Alas, I had to listen to barely audible instructions first about how to sit, not to smile, take off glasses, don’t wear a hat. I then took my specs off and pressed the button, looking up at a blur. ‘Are you satisfied’? came the voice. I couldn’t see a thing, so I pressed yes. Out came four identical photos of me looking droopy faced, and stupendously, shockingly (overwritingly) ugly. The bottom half of my face sagged! When did I develop Resting Granny Face? My hair was beige-ing! I thought of the dinner I’d had with the ex-head of BBC Comedy the previous week. She had finally stopped dyeing her very dark hair and had gone a very sexy grey but swishy silky grey in an elegant bob. Some women look great with silvery fox hair. My hair was no longer red or auburn but a nasty tobacco stained bleige. Ah nicotine memories.
Slowly I combed my hair, pulled on my hat, replaced my specs and put on some lipstick, thinking of Bad Photos Over the Years. I wondered if I might cry. My First Holy Communion photo where mum had made my dress, an A line number that revealed too much of my skinny legs, as I had a habit of shooting up overnight. Height wise as opposed to heroin. Although that particular photo was enough to turn anybody into an addict. If the pipe cleaner legs weren’t bad enough, the sunlight narrowed my eyes to slits. I resembled a lizard in a dress. My early attempts at a fringe which went all Dallas circa 1982 – fluffy wuffy, well it was 1982 but that fringe was terrible. A particularly bad passport photo which my ex pointed out made me look ‘like a member of the Baader Meinhoff’. And why did I always blink at the wrong moment so I resembled one of those dead relatives the Victorians would take pictures of? Not only dead but in an advanced state of rigor mortis. If only I knew the tricks of looking passably human in photographs.

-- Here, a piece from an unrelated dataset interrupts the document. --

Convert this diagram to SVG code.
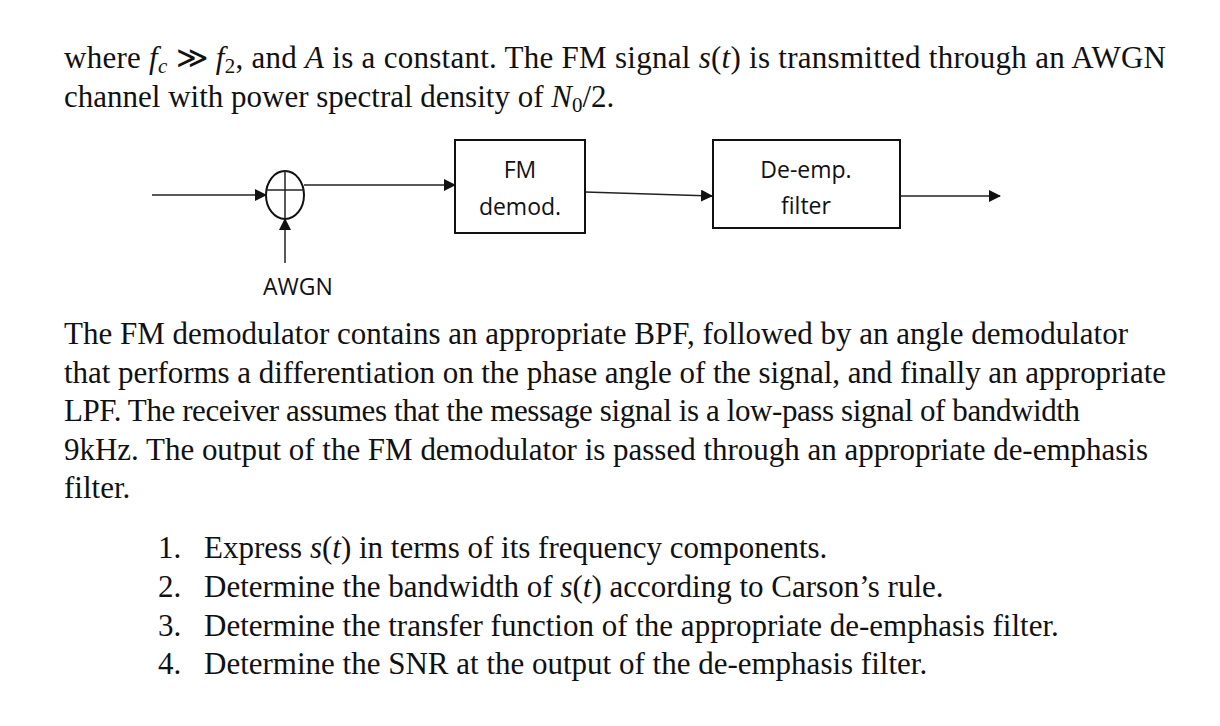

There’s something to be said for the Selfie Generation – they instinctively understand about turning up the chin, and having the light behind you.
Then I thought about what a ridiculous thing – to go see the First World War Graves and to ‘honour’ the dead by taking a selfie. Or to walk about with a selfie stick without even feeling stupid. As though if you haven’t taken a selfie in front of ‘it’ – then ‘it’ doesn’t exist.
I looked at the photo again. Still looked like shit. I began to laugh.
At lunch I was telling my friend the story and found myself snorting with laughter again. She looked at it and just said, ‘Your eyes are closed.’ The waitress came over with parmesan, and still coughing with laughter, I watched as my friend showed this photo to her. The waitress laughed too. ‘It’s not a good photo,’ she said kindly. ‘But you look so nice now.’
It reminded me that faces are lovely in mobility and laughter. Better keep my face moving then.